We just wanted to pass along some of the de-escalation info our team found while preparing for the election. We think bartenders and customer service workers would be great people to assign the job of de-escalator if they are present and willing. We hope these resources help!

– This is a great read for de-escalators to get them in an empathetic mindset, and it’s also a thorough how-to guide. If you only have time to read one of these articles, this is the one we recommend.
Guide to Trauma-Informed De-Escalation During Actions and Protests

– This is a two page cheat sheet for de-escalators at protests. It has a few additional insights the previous article lacks, but it’s not as good of a “how-to” guide.
De-Escalating, Peacekeeping, Security at Events & Actions

– These are the Crisis Prevention Institute’s (CPI) top ten tips for de-escalation. CPI appears to be the place to go for official de-escalation training for professionals, educators, healthcare workers, etc.
CPI’s Top 10 Tips

– Same tips as above with a bit more explanation.
CPI’s Tips Slightly More In-Depth

– This is an interesting article on the protestor/police relationship as it relates to de-escalation. It’s a good read, but life is short so we put the relevant quotes below the link.
De-escalation; Protesters And Police

“Good policing of demonstrations isn’t as simple as just showing up with an approachable demeanor. “The time to make friends isn’t when you need them,” Thomson said. “You have to be in front of it.”

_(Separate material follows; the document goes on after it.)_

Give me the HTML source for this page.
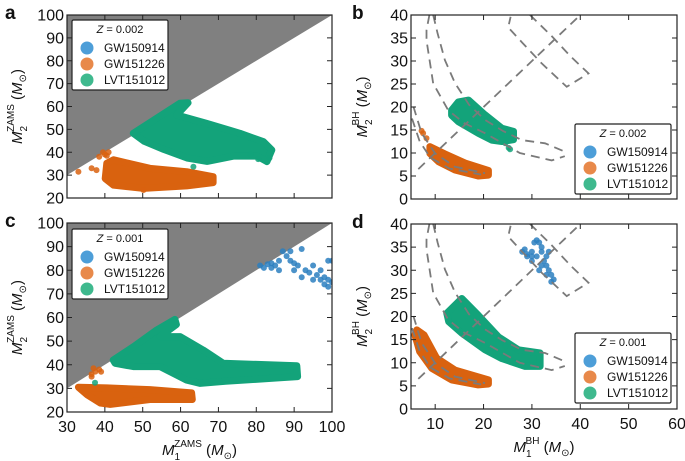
<!DOCTYPE html>
<html><head><meta charset="utf-8">
<style>
html,body{margin:0;padding:0;background:#fff;}
svg{display:block;font-family:"Liberation Sans","DejaVu Sans",sans-serif;}
</style></head>
<body>
<svg id="fig" width="685" height="461" viewBox="0 0 685 461" xmlns="http://www.w3.org/2000/svg"></svg>
<script>
// ---------- DATA ----------
const aGreenOutline = [[47.5,48.3],[59.8,61.4],[62.0,61.6],[59.0,56.3],[66.9,52.6],[75.7,48.3],[81.9,44.6],[84.1,41.0],[82.8,35.9],[80.2,38.3],[74.1,38.3],[67.0,36.0],[61.7,37.5],[55.6,41.2],[50.4,44.8]];
const aGreenPoints = [[63.4,33.7],[80.5,37.0],[83.5,37.5],[78.5,39.0]];
const aOrangeOutline = [[40.5,35.2],[42.3,36.7],[51.9,33.0],[61.6,31.5],[68.6,29.3],[68.6,26.7],[61.6,25.3],[50.2,24.2],[42.3,25.6],[40.1,28.5]];
const aOrangePoints = [[40,39],[41,40],[38.5,38],[39.5,40],[40.5,38.5],[33,31.5],[36.5,33],[37.8,32.2],[50.2,23.5]];
const cGreenOutline = [[42.2,42.0],[47.5,47.6],[53.7,54.7],[58.5,59.2],[58.9,57.0],[54.6,51.9],[59.9,51.9],[66.0,46.2],[71.3,40.6],[90.7,39.6],[90.9,35.0],[71.9,33.0],[65.1,32.1],[61.6,33.5],[54.6,39.2],[47.5,39.2],[42.7,40.6]];
const cGreenPoints = [[37.4,32.4]];
const cOrangeOutline = [[33.0,30.5],[40.5,30.2],[51.9,29.5],[62.9,28.1],[63.1,25.3],[51.9,25.3],[41.4,23.2],[38.8,23.8],[35.3,27.3]];
const cOrangePoints = [[37.5,37.1],[36.5,36],[38.5,38],[37,38.5],[39,37],[36.5,35]];
const cBluePoints = [[81,82],[82,81],[83,82.5],[84,83],[85,82],[86,84],[87,88],[88,86],[89,84],[90,83],[91,82],[92,89],[93,80],[94,79],[95,82],[96,78],[97,76],[98,74],[99,73],[100,75],[97,80],[99,84],[100,84],[89,88],[92,77],[95,76],[86,80],[84,81],[90,80],[98,77],[99,76]];
const bGreenOutline = [[13.4,19.3],[14.8,21.1],[16.9,21.5],[20.3,18.3],[23.8,15.4],[26.2,14.7],[26.2,12.9],[23.8,12.5],[21.7,12.8],[18.9,14.3],[14.8,16.8],[13.4,18.2]];
const bGreenPoints = [[24.5,12.1],[25.2,11.1],[25.5,10.8]];
const bOrangeOutline = [[8.9,11.4],[12.0,9.8],[16.2,7.8],[21.0,6.2],[21.0,5.2],[18.9,5.0],[14.1,6.3],[10.7,8.1],[8.9,9.9]];
const bOrangePoints = [[7.5,14.3],[8.2,13.2],[7.2,14.8]];
const dGreenOutline = [[12.4,20.7],[15.5,23.9],[18.9,20.3],[23.1,15.6],[27.2,12.8],[31.7,12.1],[31.7,9.2],[28.6,9.2],[23.8,10.9],[20.3,12.8],[15.5,16.4],[12.8,18.9]];
const dGreenPoints = [[24.5,13.5],[26.9,13.1]];
const dOrangeOutline = [[6.2,17.1],[7.7,16.0],[10.3,11.0],[14.1,8.4],[21.0,6.3],[21.0,5.4],[18.9,5.2],[13.4,6.3],[9.3,8.8],[6.8,12.4],[5.8,16.0]];
const dOrangePoints = [];
const dBluePoints = [[28,34],[29,33.5],[30,34],[30.5,36],[31,36.5],[31.5,36],[32,35],[31,33],[32.5,32],[33,31],[33.5,30],[34,29],[34.5,28],[33,33],[32,31],[30,32],[31.5,30],[33,29],[34,27.5],[29,33],[32,34],[33.5,34],[30,33],[28.5,34.5]];
const contourLvtOuter = [[9.6,40],[10.5,36],[12.0,30.2],[14.1,25.2],[17,20.5],[20.3,17.2],[24,14.8],[27.9,12.8],[32.7,12.1],[36.8,10.3]];
const contourLvtInner = [[8.8,40],[8.2,36.7],[8.2,34.5],[9.6,25.1],[12.7,19.3],[16,16.5],[20.3,14.3],[27.5,10.0],[34.1,8.4],[36.8,9.3]];
const contourGw151226Upper = [[5.5,20.1],[7.2,14.3],[10.0,9.9],[14.1,7.0],[20.3,5.6]];
const contourGw151226Lower = [[5.2,17.5],[6.8,12.5],[9.0,9.0],[13.0,6.6],[19.5,5.3]];
const contourGw150914 = [[29.6,40],[34,35.5],[38,31],[41.7,27.3],[37.2,24.4],[32,29.5],[28,34],[25.1,37.3],[25.6,39.6]];
const contourEqualMass = [[6.5,6.5],[40,40]];
const zamsXTicks = [30,40,50,60,70,80,90,100];
const zamsYTicks = [20,30,40,50,60,70,80,90,100];
const bhXTicks = [10,20,30,40,50,60];
const bhYTicks = [0,5,10,15,20,25,30,35,40];
const legendNames = ["GW150914","GW151226","LVT151012"];

// ---------- DRAWING ----------
const NS="http://www.w3.org/2000/svg";
const svg=document.getElementById('fig');
const COL={blue:"#2b7fc0",orange:"#d9620f",green:"#13a37a"};
const LCOL=["#4d9ed8","#e8894a","#3fb98e"];
function mk(tag,attrs,parent){const e=document.createElementNS(NS,tag);for(const k in attrs)e.setAttribute(k,attrs[k]);(parent||svg).appendChild(e);return e;}

function panel(cfg){
  const g=mk('g',{});
  
  
  const sx=v=>cfg.L+(v-cfg.x0)/(cfg.x1-cfg.x0)*(cfg.R-cfg.L);
  const sy=v=>cfg.B-(v-cfg.y0)/(cfg.y1-cfg.y0)*(cfg.B-cfg.T);
  const clipId='clip-'+cfg.name;
  const cp=mk('clipPath',{id:clipId},g);
  mk('rect',{x:cfg.L,y:cfg.T,width:cfg.R-cfg.L,height:cfg.B-cfg.T},cp);
  const plot=mk('g',{'clip-path':'url(#'+clipId+')'},g);
  if(cfg.forbidden){
    const tri=mk('polygon',{points:[[cfg.x0,cfg.x0],[cfg.x1,cfg.x1],[cfg.x0,cfg.y1]].map(p=>sx(p[0])+','+sy(p[1])).join(' '),fill:'#808080'},plot);
    
    
  }
  function blob(outline,color,nm){
    const p=mk('polygon',{points:outline.map(q=>sx(q[0]).toFixed(1)+','+sy(q[1]).toFixed(1)).join(' '),fill:color,stroke:color,'stroke-width':7,'stroke-linejoin':'round'},plot);
    
    
  }
  function pts(list,color,nm){
    list.forEach(q=>{
      const c=mk('circle',{cx:sx(q[0]).toFixed(1),cy:sy(q[1]).toFixed(1),r:3,fill:color,'fill-opacity':0.85},plot);
      
      
    });
  }
  (cfg.series||[]).forEach(s=>{ if(s.outline) blob(s.outline,s.color,s.nm+'-region'); pts(s.points,s.color,s.nm+'-point'); });
  (cfg.contours||[]).forEach(c=>{
    const pl=mk('polyline',{points:c.map(q=>sx(q[0]).toFixed(1)+','+sy(q[1]).toFixed(1)).join(' '),fill:'none',stroke:'#7a7a7a','stroke-width':1.8,'stroke-dasharray':'9,6'},plot);
    
    
  });
  const fr=mk('rect',{x:cfg.L,y:cfg.T,width:cfg.R-cfg.L,height:cfg.B-cfg.T,fill:'none',stroke:'#222','stroke-width':1.2},g);
  
  
  cfg.xt.forEach(v=>{
    const X=sx(v);
    mk('line',{x1:X,x2:X,y1:cfg.B,y2:cfg.B-5,stroke:'#222','stroke-width':1},g);
    mk('line',{x1:X,x2:X,y1:cfg.T,y2:cfg.T+5,stroke:'#222','stroke-width':1},g);
    if(cfg.xlabels){
      const t=mk('text',{x:X,y:cfg.B+20,'font-size':16,'text-anchor':'middle',fill:'#111'},g);
      t.textContent=v;
      
      
    }
  });
  cfg.yt.forEach(v=>{
    const Y=sy(v);
    mk('line',{x1:cfg.L,x2:cfg.L+5,y1:Y,y2:Y,stroke:'#222','stroke-width':1},g);
    mk('line',{x1:cfg.R,x2:cfg.R-5,y1:Y,y2:Y,stroke:'#222','stroke-width':1},g);
    const t=mk('text',{x:cfg.L-3,y:Y+5.5,'font-size':16,'text-anchor':'end',fill:'#111'},g);
    t.textContent=v;
    
    
  });
  const lt=mk('text',{x:cfg.letterX,y:cfg.T+4,'font-size':19,'font-weight':'bold',fill:'#111'},g);
  lt.textContent=cfg.letter;
  
  
  const yt=mk('text',{transform:'translate('+cfg.ytX+','+((cfg.T+cfg.B)/2)+') rotate(-90)','font-size':15,'text-anchor':'middle',fill:'#111'},g);
  yt.innerHTML='<tspan font-style="italic">M</tspan><tspan font-size="10" dy="5">2</tspan><tspan font-size="10" dy="-13" dx="-6">'+cfg.sup+'</tspan><tspan dy="8"> (</tspan><tspan font-style="italic">M</tspan><tspan font-size="10" dy="4">⊙</tspan><tspan dy="-4">)</tspan>';
  
  
  if(cfg.xtitle){
    const xt=mk('text',{x:(cfg.L+cfg.R)/2,y:cfg.B+43,'font-size':15,'text-anchor':'middle',fill:'#111'},g);
    xt.innerHTML='<tspan font-style="italic">M</tspan><tspan font-size="10" dy="5">1</tspan><tspan font-size="10" dy="-13" dx="-6">'+cfg.sup+'</tspan><tspan dy="8"> (</tspan><tspan font-style="italic">M</tspan><tspan font-size="10" dy="4">⊙</tspan><tspan dy="-4">)</tspan>';
    
    
  }
  const lg=mk('g',{},g);
  
  
  const lx=cfg.legX, ly=cfg.legY;
  mk('rect',{x:lx,y:ly,width:96,height:70,fill:'#fff',stroke:'#222','stroke-width':1.2,rx:1.5},lg);
  const tt=mk('text',{x:lx+48,y:ly+13,'font-size':11,'text-anchor':'middle',fill:'#111'},lg);
  tt.innerHTML='<tspan font-style="italic">Z</tspan> = '+cfg.z;
  
  
  legendNames.forEach((n,i)=>{
    const e=mk('g',{},lg);
    
    
    mk('circle',{cx:lx+15,cy:ly+28+i*16,r:6.5,fill:LCOL[i]},e);
    const t=mk('text',{x:lx+32,y:ly+32+i*16,'font-size':12,fill:'#111'},e);
    t.textContent=n;
  });
}

panel({name:'panel-a',letter:'a',letterX:5,L:67,R:332,T:15,B:198,x0:30,x1:100,y0:20,y1:100,xt:zamsXTicks,yt:zamsYTicks,xlabels:false,forbidden:true,sup:'ZAMS',ytX:22,legX:72,legY:20,z:'0.002',
  series:[{outline:aOrangeOutline,points:aOrangePoints,color:COL.orange,nm:'gw151226'},{outline:aGreenOutline,points:aGreenPoints,color:COL.green,nm:'lvt151012'}]});
panel({name:'panel-c',letter:'c',letterX:5,L:67,R:332,T:223,B:412,x0:30,x1:100,y0:20,y1:100,xt:zamsXTicks,yt:zamsYTicks,xlabels:true,xtitle:true,forbidden:true,sup:'ZAMS',ytX:22,legX:72,legY:229,z:'0.001',
  series:[{outline:cOrangeOutline,points:cOrangePoints,color:COL.orange,nm:'gw151226'},{outline:cGreenOutline,points:cGreenPoints,color:COL.green,nm:'lvt151012'},{outline:null,points:cBluePoints,color:COL.blue,nm:'gw150914'}]});
const contours=[contourLvtOuter,contourLvtInner,contourGw151226Upper,contourGw151226Lower,contourGw150914,contourEqualMass];
panel({name:'panel-b',letter:'b',letterX:352,L:411,R:677,T:15,B:199,x0:5,x1:60,y0:0,y1:40,xt:bhXTicks,yt:bhYTicks,xlabels:false,sup:'BH',ytX:367,legX:575,legY:124,z:'0.002',
  series:[{outline:bOrangeOutline,points:bOrangePoints,color:COL.orange,nm:'gw151226'},{outline:bGreenOutline,points:bGreenPoints,color:COL.green,nm:'lvt151012'}],contours:contours});
panel({name:'panel-d',letter:'d',letterX:352,L:411,R:677,T:224,B:409,x0:5,x1:60,y0:0,y1:40,xt:bhXTicks,yt:bhYTicks,xlabels:true,xtitle:true,sup:'BH',ytX:367,legX:575,legY:333,z:'0.001',
  series:[{outline:dOrangeOutline,points:dOrangePoints,color:COL.orange,nm:'gw151226'},{outline:dGreenOutline,points:dGreenPoints,color:COL.green,nm:'lvt151012'},{outline:null,points:dBluePoints,color:COL.blue,nm:'gw150914'}],contours:contours});
</script>
</body></html>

“The “negotiated management” model of protest policing called for officers to meet with protesters in advance to plan events together to specify the times, locations and activities that would happen, even when that included mass arrests. (1980s and 1990s)”

“The police would meet with the organizers of the protest, and they would lay out ground rules together that would provide for an opportunity for protesters to do exactly what they have a right to do.”

They stopped doing this after the WTO riots in Seattle because the protestors did not follow the agreed upon plan.

“What a lot of people took from that in policing is, we can’t trust these people. We need to be smarter and overwhelm them to nip these things in the bud,” he said. “We sort of went backwards.”

As a final note, remember that in many cases the aggressor is trying to provoke a response that will “justify” their violence. Keep this in mind if you feel yourself becoming triggered, and consider removing yourself from the situation. Finding someone else to help is always a great option. Good luck, and stay safe!